How does wind affect 5.56 bullet trajectory?
Wind has a significant impact on 5.56 NATO bullets due to their light weight and relatively low BC. Here’s a detailed breakdown:
Wind Drift at Various Distances (10mph crosswind)
| Distance (yds) | M193 (55gr) | M855 (62gr) | MK262 (77gr) |
|---|---|---|---|
| 100 | 0.8″ | 0.7″ | 0.6″ |
| 200 | 3.5″ | 3.2″ | 2.8″ |
| 300 | 8.7″ | 8.0″ | 7.1″ |
| 400 | 17.2″ | 15.8″ | 14.2″ |
| 500 | 29.5″ | 27.3″ | 24.5″ |
Wind Reading Tips
- Mirage: Heat waves visible through scope (best indicator for long-range)
- Vegetation: Tree leaves and grass show wind direction
- Flags: Observe both direction and speed (full flag = ~15mph)
- Wind Clocks: Use the “clock system” (12 o’clock = headwind, 3 o’clock = right crosswind)
Wind Compensation Rules of Thumb
- 1 mph wind = ~0.1 mil at 100 yards for 5.56 NATO
- Double the effect for every doubling of distance
- Heavier bullets (77gr) are ~15% less affected by wind than 55gr
- Wind at the target has 3x the effect of wind at the shooter
What’s the maximum effective range of 5.56 NATO?

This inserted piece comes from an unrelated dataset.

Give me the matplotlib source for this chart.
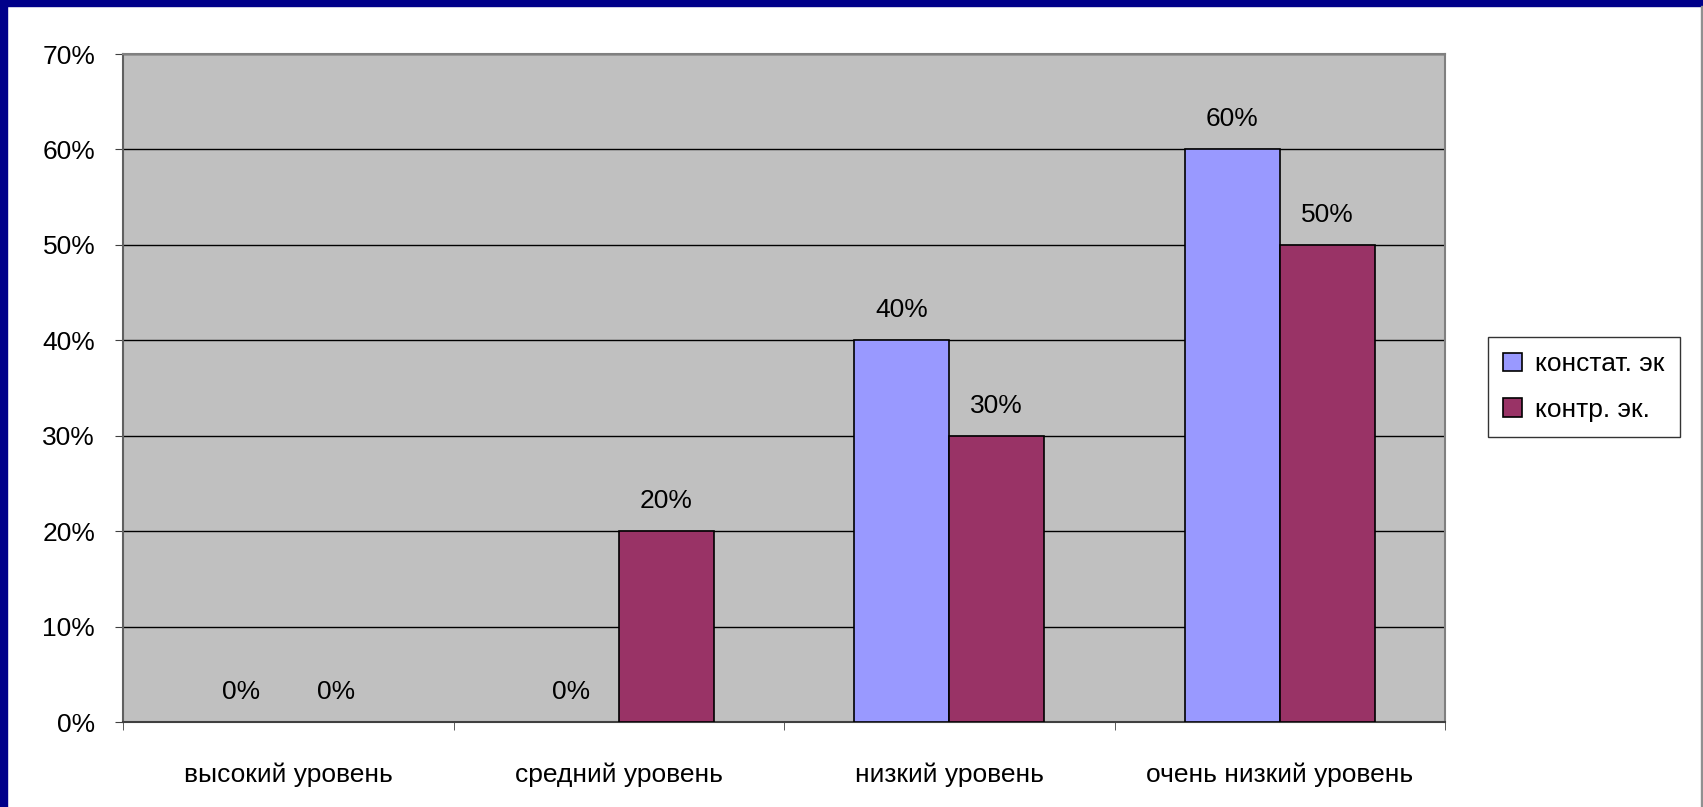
import matplotlib.pyplot as plt
import numpy as np
from matplotlib.patches import Rectangle, Patch

plt.rcParams['font.family'] = ['Liberation Sans', 'DejaVu Sans']

categories = ['высокий уровень', 'средний уровень', 'низкий уровень', 'очень низкий уровень']
series_names = ['констат. эк', 'контр. эк.']
konstat = [0, 0, 40, 60]
kontr = [0, 20, 30, 50]
yticks = [0, 10, 20, 30, 40, 50, 60, 70]
colors = ['#9999ff', '#993366']

fig = plt.figure(figsize=(17.03, 8.07), dpi=100)
fig.patch.set_facecolor('white')

# blue frame strips (left and top) like the slide background
fig.add_artist(Rectangle((0, 0), 7 / 1703, 1, transform=fig.transFigure, color='#00008a', zorder=0))
fig.add_artist(Rectangle((0, 1 - 6 / 807), 1, 6 / 807, transform=fig.transFigure, color='#00008a', zorder=0))
fig.add_artist(Rectangle((1 - 2 / 1703, 0), 2 / 1703, 1 - 6 / 807, transform=fig.transFigure, color='#909090', zorder=0))

ax = fig.add_axes([123 / 1703, 85 / 807, 1322 / 1703, 668 / 807])
ax.set_facecolor('#c0c0c0')

x = np.arange(len(categories))
w = 0.2875
b1 = ax.bar(x - w / 2, konstat, w, color=colors[0], edgecolor='black', linewidth=1.2, zorder=3)
b2 = ax.bar(x + w / 2, kontr, w, color=colors[1], edgecolor='black', linewidth=1.2, zorder=3)

# hide outlines on zero-height bars
for bars, vals in ((b1, konstat), (b2, kontr)):
    for r, v in zip(bars, vals):
        if v == 0:
            r.set_linewidth(0)
    ax.bar_label(bars, labels=[f'{v}%' for v in vals], padding=13, fontsize=19)

ax.set_xlim(-0.5, len(categories) - 0.5)
ax.set_ylim(0, 70)
ax.set_yticks(yticks)
ax.set_yticklabels([f'{v}%' for v in yticks], fontsize=19)
ax.yaxis.grid(True, color='black', linewidth=1)
ax.set_axisbelow(True)

ax.set_xticks(x)
ax.set_xticklabels(categories, fontsize=19)
ax.set_xticks(np.arange(len(categories) + 1) - 0.5, minor=True)
ax.tick_params(axis='x', which='major', length=0, pad=29)
ax.tick_params(axis='x', which='minor', length=6, color='#404040')
ax.tick_params(axis='y', length=6, pad=14, color='#404040')

for s in ('top', 'right'):
    ax.spines[s].set_color('#808080')
ax.spines['left'].set_color('#606060')
ax.spines['bottom'].set_color('#404040')
for s in ax.spines.values():
    s.set_linewidth(1.5)

handles = [Patch(facecolor=c, edgecolor='black', linewidth=1.2) for c in colors]
leg = fig.legend(handles, series_names, loc='center', bbox_to_anchor=(1584 / 1703, 1 - 387 / 807),
                 fontsize=19, frameon=True, fancybox=False, edgecolor='black', handlelength=0.7,
                 handleheight=0.7, handletextpad=0.5, labelspacing=0.8, borderpad=0.6)
leg.get_frame().set_linewidth(1)

fig.savefig('out.png', dpi=100)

The maximum effective range of 5.56 NATO depends on several factors:
By Engagement Type
| Scenario | Max Effective Range | Notes |
|---|---|---|
| Close Quarters (CQB) | 0-100 yards | Optimal for rapid engagement |
| Standard Combat | 300-500 yards | Military doctrine for M16/M4 |
| Designated Marksman | 500-600 yards | With match ammunition and optics |
| Suppressive Fire | 600-800 yards | Area effect, not precise |
| Maximum Reach | 800-1,000 yards | Extreme range, very low hit probability |
Factors Affecting Maximum Range
- Ammunition: Match-grade 77gr can extend range by 100-150 yards over M193
- Barrel Length: 20″ barrels add ~50-100 yards effective range over 14.5″
- Optics: 1-6x or 1-8x scopes enable better long-range engagement
- Shooter Skill: Ability to read wind and compensate for drop
- Target Size: Man-sized targets become difficult beyond 600 yards
Ballistic Limitations
- Most 5.56 loads go transonic (~1,100 ft/s) at 600-800 yards, causing instability
- Energy drops below 200 ft-lbs at ~800 yards (minimum for reliable expansion)
- Bullet drop at 600 yards: ~36-48 inches (requires 10-14 MOA adjustment)
- Wind drift at 600 yards: ~30 inches in 10mph crosswind
For reference, the U.S. Army considers 5.56 NATO effective to 500 meters (547 yards) for point targets and 600 meters (656 yards) for area targets with M855 ammunition.